Phuthi language

Phuthi (Síphùthì)[4] is a Nguni Bantu language spoken in southern Lesotho and areas in South Africa adjacent to the same border.

[5] The closest substantial living relative of Phuthi is Swati (or Siswati), spoken in Eswatini and the Mpumalanga province of South Africa.

Although there is no contemporary sociocultural or political contact, Phuthi is linguistically part of a historic dialect continuum with Swati.

[1] Phuthi is spoken in dozens (perhaps many dozens) of scattered communities in the border areas between where the far northern Eastern Cape meets Lesotho: from Herschel northwards and eastwards, and in the Matatiele area of the northeastern Transkei; and throughout southern Lesotho, from Quthing in the southwest, through regions south and east of Mount Moorosi, to mountain villages west and north of Qacha (Qacha's Nek).

Other Phuthi-speaking areas (all given in Lesotho Sesotho orthography) include Makoloane [makolwani] and Mosuoe [musuwe], near Quthing, in south-western Lesotho; Seqoto [siǃɔtɔ] (Xhosa Zingxondo, Phuthi Sigxodo [siᶢǁɔdɔ]); Makoae [makwai] (Phuthi Magwayi) further to the east; and a number of villages north and west of Qacha's Nek.

In the aftermath of the siege, Phuthi people dispersed widely over what is contemporary southern Lesotho and the northern Transkei region, to escape capture by the colonial powers.

It is for this reason, it has been hypothesised, that Phuthi villages (including Mpapa, Daliwe, Hlaela, Mosifa and Mafura—all to the east of Mount Moorosi, in Lesotho) are typically found in such topographically mountainous regions, accessible only with great difficulty to outsiders).

But within southern Africa Phuthi is viewed ambivalently as being either a Nguni or a Sotho–Tswana language, given the very high level of hybridity displayed in all subsystems of the grammar (lexicon, phonetics, phonology, morphology, syntax).

Further, given the range of lexical, phonological and even low-level phonetic effects that appear to be shared almost exclusively with Swati, Phuthi can be classified uncontroversially as a Tekela Nguni language, that is, in the subset of Nguni that includes Swati, some versions of Southern Ndebele, and the Eastern Cape remnant languages, Bhaca and Hlubi.

[citation needed] Sustained field work by Simon Donnelly (UCT/Illinois/Wits Universities) in 1994–1995 among speech communities in Sigxodo and Mpapa (southern Lesotho) resulted in the discovery of a surprisingly wide range of phonological and morphological phenomena, aspects of which are unique to Phuthi (within all of the southern Bantu region).

Phuthi has a system of click consonants, typical for nearly all Nguni, at the three common articulation points: dental, alveolar, and lateral.

But the range of manners and phonations, or click 'accompaniments', is relatively impoverished, with only four: tenuis c q x, aspirated ch qh xh, voiced gc gq gx, and nasal nc nq nx.
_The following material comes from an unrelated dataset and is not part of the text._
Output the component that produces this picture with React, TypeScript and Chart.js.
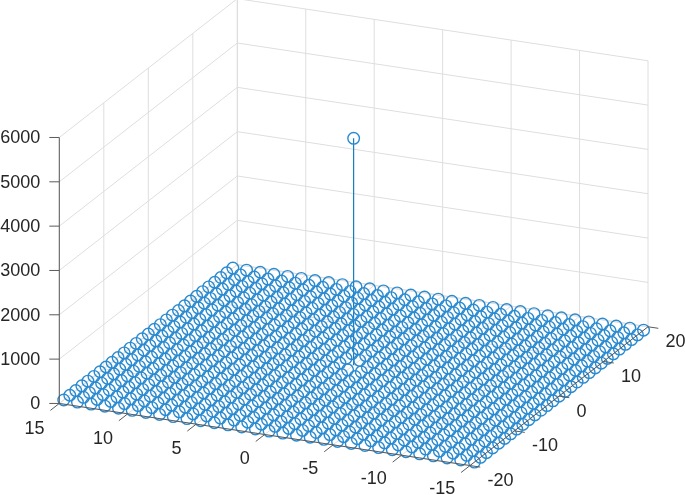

Like all Nguni languages, Phuthi also displays phonetically rising and falling syllables, always related to the position of a depressed syllabic nucleus.

This phenomenon results in what is analysed at one level as massive and sustained violations of locality requirements on a H tone domain arising from a single H tone source, e.g. surface configurations of the type HLH (in fact H L* H) are possible where all H syllables emanate from a single underlying H source, given at least one L syllable being depressed.

Such tone/voice configurations lead to grave problems for any theoretical phonology that seeks to be maximally constrained in its architecture and operations.

The last two phenomena are non-tonal suprasegmental properties which each take on an additional morphological function in Phuthi: The vocalic property breathy voice/depression is separated from the set of consonants that typically induce it, and is used grammatically in the morphological copulative – similar to the Swati copula – and elsewhere in the grammar too (e.g. in associative prefixes formed from 'weak' class noun prefixes 1,3,4,6,9).